** START EXCERPTED DATA **

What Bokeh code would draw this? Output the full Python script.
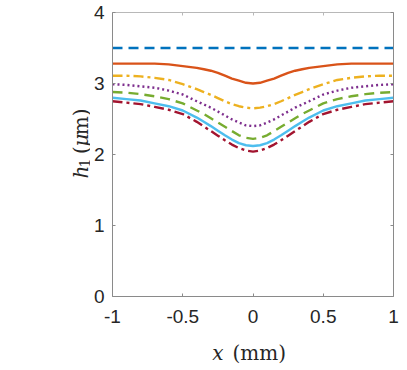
import math
from bokeh.plotting import figure
from bokeh.layouts import column, row
from bokeh.models import Range1d, LinearAxis, FixedTicker, CustomJSTickFormatter
from bokeh.core.properties import value
from bokeh.embed import file_html
from bokeh.resources import INLINE

# ---------------- data ----------------
X = [-1.0, -0.9, -0.8, -0.7, -0.6, -0.5, -0.4, -0.35, -0.3, -0.25, -0.2, -0.15, -0.1, -0.05, 0.0,
     0.05, 0.1, 0.15, 0.2, 0.25, 0.3, 0.35, 0.4, 0.5, 0.6, 0.7, 0.8, 0.9, 1.0]

X_FLAT = [-1.0, 1.0]
H_FLAT = [3.5, 3.5]

H_ORANGE = [3.28, 3.28, 3.28, 3.28, 3.27, 3.245, 3.22, 3.20, 3.18, 3.15, 3.11, 3.07, 3.04, 3.01, 3.00,
            3.01, 3.04, 3.07, 3.11, 3.15, 3.18, 3.20, 3.22, 3.245, 3.27, 3.28, 3.28, 3.28, 3.28]
H_YELLOW = [3.11, 3.11, 3.10, 3.08, 3.05, 2.99, 2.92, 2.88, 2.84, 2.795, 2.75, 2.71, 2.68, 2.66, 2.65,
            2.66, 2.68, 2.71, 2.75, 2.795, 2.84, 2.88, 2.92, 2.99, 3.05, 3.08, 3.10, 3.11, 3.11]
H_PURPLE = [2.99, 2.98, 2.96, 2.94, 2.90, 2.845, 2.75, 2.705, 2.66, 2.605, 2.55, 2.495, 2.45, 2.41, 2.40,
            2.41, 2.45, 2.495, 2.55, 2.605, 2.66, 2.705, 2.75, 2.845, 2.90, 2.94, 2.96, 2.98, 2.99]
H_GREEN = [2.88, 2.87, 2.85, 2.82, 2.78, 2.72, 2.62, 2.57, 2.51, 2.45, 2.39, 2.33, 2.27, 2.235, 2.22,
           2.235, 2.27, 2.33, 2.39, 2.45, 2.51, 2.57, 2.62, 2.72, 2.78, 2.82, 2.85, 2.87, 2.88]
H_CYAN = [2.80, 2.78, 2.76, 2.72, 2.68, 2.62, 2.52, 2.46, 2.40, 2.335, 2.27, 2.21, 2.16, 2.13, 2.12,
          2.13, 2.16, 2.21, 2.27, 2.335, 2.40, 2.46, 2.52, 2.62, 2.68, 2.72, 2.76, 2.78, 2.80]
H_RED = [2.75, 2.73, 2.71, 2.67, 2.63, 2.57, 2.46, 2.395, 2.33, 2.265, 2.20, 2.14, 2.09, 2.055, 2.04,
         2.055, 2.09, 2.14, 2.20, 2.265, 2.33, 2.395, 2.46, 2.57, 2.63, 2.67, 2.71, 2.73, 2.75]

XTICKS = [-1, -0.5, 0, 0.5, 1]
XTICK_LABELS = ["-1", "-0.5", "0", "0.5", "1"]
YTICKS = [0, 1, 2, 3, 4]
YTICK_LABELS = ["0", "1", "2", "3", "4"]

# ---------------- layout sizes (px) ----------------
YLAB_W = 90          # strip holding the y label
MAIN_BL = 20         # main figure left border -> frame left at 110
MAIN_BT = 12
MAIN_BR = 8
MAIN_BB = 36
FRAME_W = 283
FRAME_H = 284
MAIN_W = MAIN_BL + FRAME_W + MAIN_BR
MAIN_H = MAIN_BT + FRAME_H + MAIN_BB
XLAB_H = 36
TOTAL_W = YLAB_W + MAIN_W

# ---------------- main figure ----------------
p = figure(width=MAIN_W, height=MAIN_H,
           x_range=Range1d(-1, 1), y_range=Range1d(0, 4),
           output_backend="svg", toolbar_location=None,
           min_border_left=MAIN_BL, min_border_top=MAIN_BT,
           min_border_right=MAIN_BR, min_border_bottom=MAIN_BB,
           background_fill_color="white", border_fill_color="white",
           outline_line_color=None)
p.grid.visible = False

AXIS_COL = "#8a8a8a"
TICK_FONT = "Liberation Sans"

def style_axis(ax, color):
    ax.axis_line_color = color
    ax.axis_line_width = 1
    ax.major_tick_line_color = color
    ax.major_tick_in = 3
    ax.major_tick_out = 0
    ax.minor_tick_in = 0
    ax.minor_tick_out = 0
    ax.major_label_text_font = TICK_FONT
    ax.major_label_text_font_size = "19px"
    ax.major_label_text_color = "#262626"

xa = p.xaxis[0]
xa.ticker = FixedTicker(ticks=XTICKS)
xa.major_label_overrides = {float(t): s for t, s in zip(XTICKS, XTICK_LABELS)}
style_axis(xa, AXIS_COL)
xa.major_label_standoff = 13

ya = p.yaxis[0]
ya.ticker = FixedTicker(ticks=YTICKS)
ya.major_label_overrides = {float(t): s for t, s in zip(YTICKS, YTICK_LABELS)}
style_axis(ya, AXIS_COL)
ya.major_label_standoff = 8

blank = "return ''"
top = LinearAxis(ticker=FixedTicker(ticks=XTICKS), formatter=CustomJSTickFormatter(code=blank))
style_axis(top, "#b8b8b8")
top.major_label_text_font_size = "0px"
top.major_label_standoff = 0
p.add_layout(top, "above")

right = LinearAxis(ticker=FixedTicker(ticks=YTICKS), formatter=CustomJSTickFormatter(code=blank))
style_axis(right, AXIS_COL)
right.major_label_text_font_size = "0px"
right.major_label_standoff = 0
p.add_layout(right, "right")

LW = 2.4
p.line(X_FLAT, H_FLAT, line_color="#0072BD", line_width=LW, line_dash="10 6")
p.line(X, H_ORANGE, line_color="#D95319", line_width=LW)
p.line(X, H_YELLOW, line_color="#EDB120", line_width=LW, line_dash="10 4 3 4")
p.line(X, H_PURPLE, line_color="#7E2F8E", line_width=LW, line_dash="2 3")
p.line(X, H_GREEN, line_color="#77AC30", line_width=LW, line_dash="10 6")
p.line(X, H_CYAN, line_color="#4DBEEE", line_width=LW)
p.line(X, H_RED, line_color="#A2142F", line_width=LW, line_dash="10 4 3 4")

# ---------------- label strips (LaTeX-like axis titles) ----------------
SERIF = "DejaVu Serif"
LAB_COL = "#262626"

def strip(w, h):
    f = figure(width=w, height=h, x_range=Range1d(0, w), y_range=Range1d(0, h),
               output_backend="svg", toolbar_location=None,
               x_axis_location=None, y_axis_location=None,
               min_border=0, min_border_left=0, min_border_right=0,
               min_border_top=0, min_border_bottom=0,
               outline_line_color=None, background_fill_color="white",
               border_fill_color="white")
    f.grid.visible = False
    return f

def put(f, x, y, text, style="normal", size="20px", angle=0.0):
    f.text(x=[x], y=[y], text=[text], angle=angle,
           text_font=value(SERIF), text_font_size=value(size),
           text_font_style=value(style), text_color=LAB_COL,
           text_align="left", text_baseline="alphabetic")

# y label strip: "h1 (μm)" reading upward
ylab = strip(YLAB_W, MAIN_H)
A = math.pi / 2
BX = 80            # baseline column
Y0 = MAIN_H - 194  # start of text (bottom)
put(ylab, BX, Y0, "h", style="italic", angle=A)
put(ylab, BX + 4, Y0 + 12.8, "1", size="14px", angle=A)
put(ylab, BX, Y0 + 28.5, "(", angle=A)
put(ylab, BX, Y0 + 37.0, "μ", style="italic", angle=A)
put(ylab, BX, Y0 + 50.5, "m)", angle=A)

# x label strip: "x (mm)"
xlab = strip(TOTAL_W, XLAB_H)
BY = XLAB_H - (352.0 - MAIN_H)
put(xlab, 211.7, BY, "x", style="italic")
put(xlab, 232.0, BY, "(mm)")

layout = column(row(ylab, p, spacing=0), xlab, spacing=0)
open("out.html", "w").write(file_html(layout, INLINE))
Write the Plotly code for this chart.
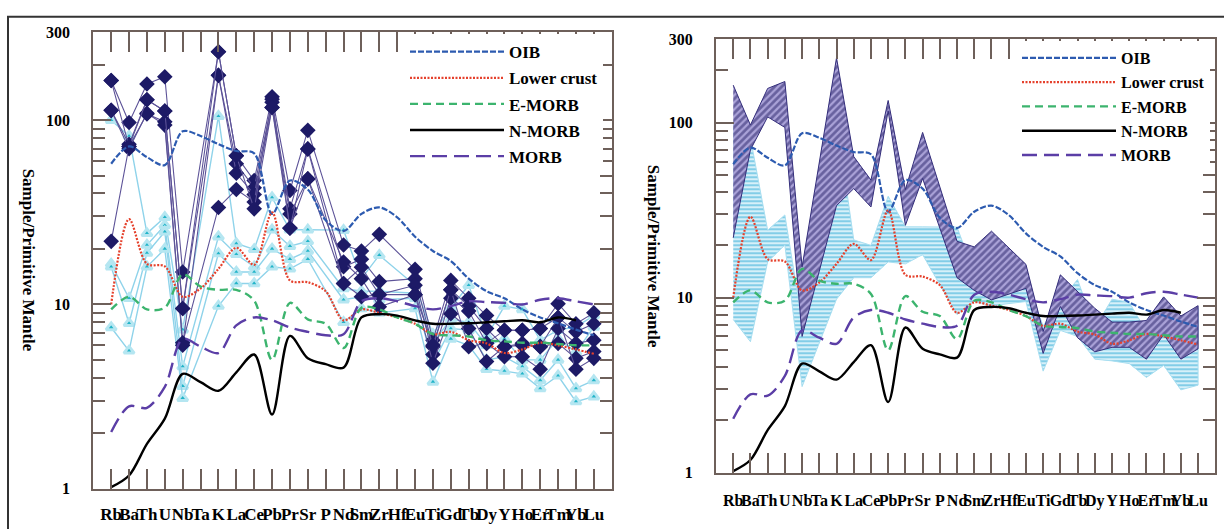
import plotly.graph_objects as go

W, H = 1224, 529

elements = ["Rb", "Ba", "Th", "U", "Nb", "Ta", "K", "La", "Ce", "Pb", "Pr", "Sr", "P", "Nd",
            "Sm", "Zr", "Hf", "Eu", "Ti", "Gd", "Tb", "Dy", "Y", "Ho", "Er", "Tm", "Yb", "Lu"]

# Reference curves (normalised to primitive mantle)
oib = [58, 72, 63, 57, 87, 82, 74, 68, 66, 31, 47, 42, 28.6, 25, 31, 33.6, 29.7, 23.3,
       19.5, 17.2, 13.8, 11.8, 10.8, 9.4, 8.5, 7.9, 7.3, 6.8]
lower_crust = [10.0, 29, 16.6, 16.1, 11.0, 12.2, 15.6, 20.3, 16.4, 31.6, 13.5, 13.2, 11.8, 8.2,
               9.4, 9.0, 8.5, 7.85, 6.9, 7.1, 6.4, 6.15, 5.45, 5.7, 6.2, 6.0, 5.7, 5.4]
e_morb = [9.4, 11.0, 9.4, 9.6, 14.6, 12.5, 12.0, 12.0, 10.5, 5.0, 10.2, 8.3, 7.85, 5.8,
          9.6, 9.4, 8.5, 7.85, 6.9, 6.8, 6.7, 6.4, 6.3, 6.2, 6.2, 6.1, 6.0, 6.0]
n_morb = [1.02, 1.18, 1.75, 2.4, 4.2, 3.79, 3.4, 4.28, 5.35, 2.53, 6.75, 5.1, 4.74, 4.54,
          8.5, 8.85, 8.7, 8.2, 7.85, 7.85, 7.9, 8.0, 8.1, 8.2, 8.0, 8.5, 8.2, None]
morb = [2.03, 2.8, 2.75, 3.57, 6.5, 5.9, 5.45, 7.7, 8.5, 8.2, 7.5, 7.1, 6.8, 6.9,
        10.4, 10.8, 10.4, 9.8, 9.4, 9.8, 10.4, 10.3, 10.2, 10.0, 10.6, 10.8, 10.4, 10.0]

# Samples: dark group (diamonds)
dark_1 = [164, 97, 157, 172, 15, None, 235, 64, 47, 134, 41.5, 88, None, 21, 19.5, 24, None,
          15.5, 6.4, 13.5, 10.8, 8.7, 7.25, 7.25, 7.4, 10.1, 7.85, 9.0]
dark_2 = [113, 74, 129, 112, 9.5, None, 175, 58, 43, 125, 33, 70, None, 16, 17.6, 13.3, None,
          13.8, 5.9, 12.0, 9.8, 7.4, 5.9, 6.15, 5.9, 8.5, 7.1, 7.85]
dark_3 = [113, 70, 109, 94, 6.0, None, 175, 51.5, 39.5, 117, 31, 48, None, 13, 15.9, 11.3, None,
          12.7, 5.35, 10.8, 9.2, 6.15, 5.2, 5.2, 4.45, 7.4, 6.15, 6.4]
dark_4 = [22, 72, 108, 98, 6.2, None, 33.6, 42, 36, 130, 26, 48, None, 17, 13.8, 9.7, None,
          11.3, 4.8, 8.9, 7.4, 4.9, 5.9, 6.0, 5.9, 6.15, 5.1, 5.55]
dark_5 = [164, 72, 129, 112, 9.5, None, 235, 64, 33, 117, 25.9, 69.6, None, 13, 11.0, 11.3, None,
          11.3, 6.0, 12.0, 5.9, 6.15, 7.25, 7.25, 7.4, 8.5, 4.45, 5.1]

# Samples: light group (triangles)
light_1 = [100, 82, 24.3, 29.7, 7.3, None, 105, 21.4, 19.9, 38, 25.4, 25.4, None, 25.3, 13.8,
           18.5, None, 12.7, 6.9, 9.6, 12.7, 6.7, 9.8, 9.4, 6.4, 7.25, 7.55, 8.7]
light_2 = [16.6, 10.8, 21, 26.9, 4.6, None, 23.3, 18.7, 16, 25.4, 20.7, 22, None, 12.2, 11.8,
           11.8, None, 11.5, 6.2, 8.3, 8.0, 6.0, 6.5, 5.0, 5.0, 6.5, 5.5, 7.55]
light_3 = [16, 7.9, 19, 24.8, 3.6, None, 18.9, 15, 15, 20, 17.6, 19.5, None, 10.6, 11.0,
           10.6, None, 10.8, 4.8, 7.4, 7.25, 5.0, 5.2, 4.6, 3.87, 5.0, 3.5, 3.87]
light_4 = [7.5, 5.6, 16, 20, 3.1, None, 9.8, 13, 13, 16, 15.6, 17.6, None, 8.0, 9.5,
           9.0, None, 9.5, 3.8, 6.5, 6.0, 4.45, 4.35, 4.2, 3.5, 4.1, 2.97, 3.16]

dark_samples = [dark_1, dark_2, dark_3, dark_4, dark_5]
light_samples = [light_1, light_2, light_3, light_4]

ref_curves = [
    ("OIB", oib, dict(color="#2d5bb0", width=2.2, dash="6px,2px")),
    ("Lower crust", lower_crust, dict(color="#e5412c", width=2.2, dash="2px,1.5px")),
    ("E-MORB", e_morb, dict(color="#3cb46e", width=2.4, dash="8px,5px")),
    ("N-MORB", n_morb, dict(color="#000000", width=2.4)),
    ("MORB", morb, dict(color="#5b3ea6", width=2.4, dash="15px,7px")),
]

FRAME = "#6e605a"
SERIF = "Liberation Serif"
idx = list(range(len(elements)))
YR = [0, 2.4771]

fig = go.Figure()

# ---------------- left panel: individual samples ----------------
for s in light_samples:
    fig.add_trace(go.Scatter(
        x=idx, y=s, mode="lines+markers", connectgaps=True, showlegend=False,
        line=dict(color="#8fd3ea", width=1.4),
        marker=dict(symbol="triangle-up", size=9, color="#22b4c8",
                    line=dict(color="#b5e6f1", width=3)),
        xaxis="x", yaxis="y", hoverinfo="skip"))
for s in dark_samples:
    fig.add_trace(go.Scatter(
        x=idx, y=s, mode="lines+markers", connectgaps=True, showlegend=False,
        line=dict(color="#5d5398", width=1.1),
        marker=dict(symbol="diamond", size=12, color="#1d1a66"),
        xaxis="x", yaxis="y", hoverinfo="skip"))


def envelope(samples):
    xs, lo, hi = [], [], []
    for i in idx:
        vals = [s[i] for s in samples if s[i] is not None]
        if vals:
            xs.append(i)
            lo.append(min(vals))
            hi.append(max(vals))
    return xs + xs[::-1], hi + lo[::-1]


# ---------------- right panel: envelopes ----------------
ex, ey = envelope(light_samples)
fig.add_trace(go.Scatter(
    x=ex, y=ey, mode="lines", fill="toself", showlegend=False,
    line=dict(color="#a8def0", width=1),
    fillcolor="rgba(0,0,0,0)",
    fillpattern=dict(shape="-", fgcolor="#2eaad6", bgcolor="#d6f0f9", size=4, solidity=0.5),
    xaxis="x2", yaxis="y2", hoverinfo="skip"))
ex, ey = envelope(dark_samples)
fig.add_trace(go.Scatter(
    x=ex, y=ey, mode="lines", fill="toself", showlegend=False,
    line=dict(color="#332d7a", width=1),
    fillcolor="rgba(0,0,0,0)",
    fillpattern=dict(shape="/", fgcolor="#252066", bgcolor="#aaa2d8", size=5, solidity=0.55),
    xaxis="x2", yaxis="y2", hoverinfo="skip"))

# ---------------- reference curves in both panels ----------------
for xa, ya, lg in [("x", "y", "legend"), ("x2", "y2", "legend2")]:
    for j, (name, vals, ln) in enumerate(ref_curves):
        fig.add_trace(go.Scatter(
            x=idx, y=vals, mode="lines", name=name,
            line=dict(shape="spline", smoothing=0.9, **ln),
            legend=lg, legendgroup=f"{lg}_{j}", xaxis=xa, yaxis=ya, hoverinfo="skip"))


def xaxis(domain, anchor, fsize, standoff):
    return dict(domain=domain, anchor=anchor, range=[-1, 28], tickmode="array", tickvals=idx,
                ticktext=elements, tickangle=0, ticks="inside", ticklen=20, tickwidth=2,
                tickcolor=FRAME, showline=True, linecolor=FRAME, linewidth=2,
                mirror="allticks", showgrid=False, zeroline=False, ticklabelstandoff=standoff,
                tickfont=dict(family=SERIF, size=fsize, color="black", weight="bold"))


minor_vals = [2, 3, 4, 5, 6, 7, 8, 9, 20, 30, 40, 50, 60, 70, 80, 90, 200]


def yaxis(domain, anchor):
    return dict(domain=domain, anchor=anchor, type="log", range=YR,
                tickmode="array", tickvals=[1, 10, 100, 300], ticktext=["1", "10", "100", "300"],
                ticks="inside", ticklen=18, tickwidth=2, tickcolor=FRAME,
                minor=dict(tickmode="array", tickvals=minor_vals, ticks="inside", ticklen=12,
                           tickwidth=2, tickcolor=FRAME),
                showline=True, linecolor=FRAME, linewidth=2, mirror="allticks",
                showgrid=False, zeroline=False, ticklabelstandoff=18,
                tickfont=dict(family=SERIF, size=16, color="black", weight="bold"))


def legend(x, y, fsize, gap):
    # white box hides the top ticks behind the key, as in the original figure
    return dict(x=x, y=y, xanchor="left", yanchor="top", bgcolor="white", borderwidth=0,
                itemwidth=94, tracegroupgap=gap, traceorder="grouped",
                font=dict(family=SERIF, size=fsize, color="black", weight="bold"))


title_font = dict(family=SERIF, size=17, color="black", weight="bold")

fig.update_layout(
    width=W, height=H, margin=dict(l=0, r=0, t=0, b=0),
    paper_bgcolor="white", plot_bgcolor="white",
    xaxis=xaxis([93.3 / W, 611.7 / W], "y", 17, 9),
    yaxis=yaxis([1 - 496.7 / H, 1 - 25 / H], "x"),
    xaxis2=xaxis([716 / W, 1215.3 / W], "y2", 16, 12),
    yaxis2=yaxis([1 - 480 / H, 1 - 32.3 / H], "x2"),
    legend=legend(405 / W, 1 - 27 / H, 17, 1),
    legend2=legend(1017 / W, 1 - 34 / H, 16, 0.5),
    annotations=[
        dict(text="Sample/Primitive Mantle", xref="paper", yref="paper", x=28 / W, y=1 - 260 / H,
             xanchor="center", yanchor="middle", textangle=90, showarrow=False, font=title_font),
        dict(text="Sample/Primitive Mantle", xref="paper", yref="paper", x=653 / W, y=1 - 256 / H,
             xanchor="center", yanchor="middle", textangle=90, showarrow=False, font=title_font),
    ],
    shapes=[dict(type="rect", xref="paper", yref="paper", x0=8 / W, x1=1.02, y0=-0.02,
                 y1=1 - 9 / H, line=dict(color="#333333", width=2))],
)

fig.write_html("out.html")
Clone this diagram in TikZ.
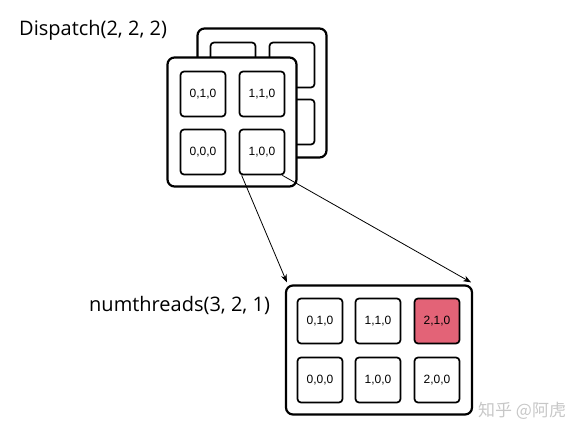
\documentclass[tikz,border=0pt]{standalone}
\usepackage{fontspec}
\setmainfont{Open Sans}
\newfontfamily\boxfont{Liberation Sans}
\newfontfamily\cjk{Noto Sans CJK SC}
\usetikzlibrary{arrows.meta}
\definecolor{pinkred}{HTML}{E36377}
\begin{document}
\begin{tikzpicture}[x=1pt,y=-1pt,
  outerbox/.style={draw=black,line width=2.2pt,rounded corners=7pt,fill=white,minimum width=#1,minimum height=129pt,inner sep=0pt},
  cellbox/.style={draw=black,line width=1.7pt,rounded corners=3.5pt,fill=white,minimum width=45pt,minimum height=45pt,inner sep=0pt,font=\boxfont\fontsize{12}{14}\selectfont},
  conn/.style={-{Stealth[length=8pt,width=6pt]},line width=0.8pt},
  lbl/.style={font=\fontsize{20}{24}\selectfont,inner sep=0pt}]
\useasboundingbox (0,0) rectangle (586,436);
% back group
\node[outerbox=129pt] (back) at (262,93) {};
\node[cellbox] (b010) at (233,65) {};
\node[cellbox] (b110) at (292,65) {};
\node[cellbox] (b000) at (233,122) {};
\node[cellbox] (b100) at (292,122) {};
% front group
\node[outerbox=129pt] (front) at (232,122) {};
\node[cellbox] (f010) at (203,94) {0,1,0};
\node[cellbox] (f110) at (262,94) {1,1,0};
\node[cellbox] (f000) at (203,152) {0,0,0};
\node[cellbox] (f100) at (262,152) {1,0,0};
% thread group
\node[outerbox=186pt] (thr) at (379,350) {};
\node[cellbox] (t010) at (320,321) {0,1,0};
\node[cellbox] (t110) at (378,321) {1,1,0};
\node[cellbox,fill=pinkred] (t210) at (437,321) {2,1,0};
\node[cellbox] (t000) at (320,380) {0,0,0};
\node[cellbox] (t100) at (378,380) {1,0,0};
\node[cellbox] (t200) at (437,380) {2,0,0};
% labels
\node[lbl,anchor=west] (dlabel) at (19,30) {Dispatch(2, 2, 2)};
\node[lbl,anchor=west] (nlabel) at (89,305) {numthreads(3, 2, 1)};
\node[font=\cjk\fontsize{17}{19}\selectfont,text=black!22,anchor=west,inner sep=0pt] (wm) at (478,411) {知乎 @阿虎};
% connectors
\draw[conn] ([xshift=3pt]f100.south west) -- ([xshift=2pt,yshift=2pt]thr.north west);
\draw[conn] ([xshift=-3pt]f100.south east) -- ([xshift=-2pt,yshift=2pt]thr.north east);
\end{tikzpicture}
\end{document}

** END EXCERPTED DATA **

**WORK TO COMPLETE**
Print once more, exactly, the lines from the one with "Clone this diagram in TikZ." through the last line of the data, both ends included, without any pictures.

**RESPONSE**
Clone this diagram in TikZ.
\documentclass[tikz,border=0pt]{standalone}
\usepackage{fontspec}
\setmainfont{Open Sans}
\newfontfamily\boxfont{Liberation Sans}
\newfontfamily\cjk{Noto Sans CJK SC}
\usetikzlibrary{arrows.meta}
\definecolor{pinkred}{HTML}{E36377}
\begin{document}
\begin{tikzpicture}[x=1pt,y=-1pt,
  outerbox/.style={draw=black,line width=2.2pt,rounded corners=7pt,fill=white,minimum width=#1,minimum height=129pt,inner sep=0pt},
  cellbox/.style={draw=black,line width=1.7pt,rounded corners=3.5pt,fill=white,minimum width=45pt,minimum height=45pt,inner sep=0pt,font=\boxfont\fontsize{12}{14}\selectfont},
  conn/.style={-{Stealth[length=8pt,width=6pt]},line width=0.8pt},
  lbl/.style={font=\fontsize{20}{24}\selectfont,inner sep=0pt}]
\useasboundingbox (0,0) rectangle (586,436);
% back group
\node[outerbox=129pt] (back) at (262,93) {};
\node[cellbox] (b010) at (233,65) {};
\node[cellbox] (b110) at (292,65) {};
\node[cellbox] (b000) at (233,122) {};
\node[cellbox] (b100) at (292,122) {};
% front group
\node[outerbox=129pt] (front) at (232,122) {};
\node[cellbox] (f010) at (203,94) {0,1,0};
\node[cellbox] (f110) at (262,94) {1,1,0};
\node[cellbox] (f000) at (203,152) {0,0,0};
\node[cellbox] (f100) at (262,152) {1,0,0};
% thread group
\node[outerbox=186pt] (thr) at (379,350) {};
\node[cellbox] (t010) at (320,321) {0,1,0};
\node[cellbox] (t110) at (378,321) {1,1,0};
\node[cellbox,fill=pinkred] (t210) at (437,321) {2,1,0};
\node[cellbox] (t000) at (320,380) {0,0,0};
\node[cellbox] (t100) at (378,380) {1,0,0};
\node[cellbox] (t200) at (437,380) {2,0,0};
% labels
\node[lbl,anchor=west] (dlabel) at (19,30) {Dispatch(2, 2, 2)};
\node[lbl,anchor=west] (nlabel) at (89,305) {numthreads(3, 2, 1)};
\node[font=\cjk\fontsize{17}{19}\selectfont,text=black!22,anchor=west,inner sep=0pt] (wm) at (478,411) {知乎 @阿虎};
% connectors
\draw[conn] ([xshift=3pt]f100.south west) -- ([xshift=2pt,yshift=2pt]thr.north west);
\draw[conn] ([xshift=-3pt]f100.south east) -- ([xshift=-2pt,yshift=2pt]thr.north east);
\end{tikzpicture}
\end{document}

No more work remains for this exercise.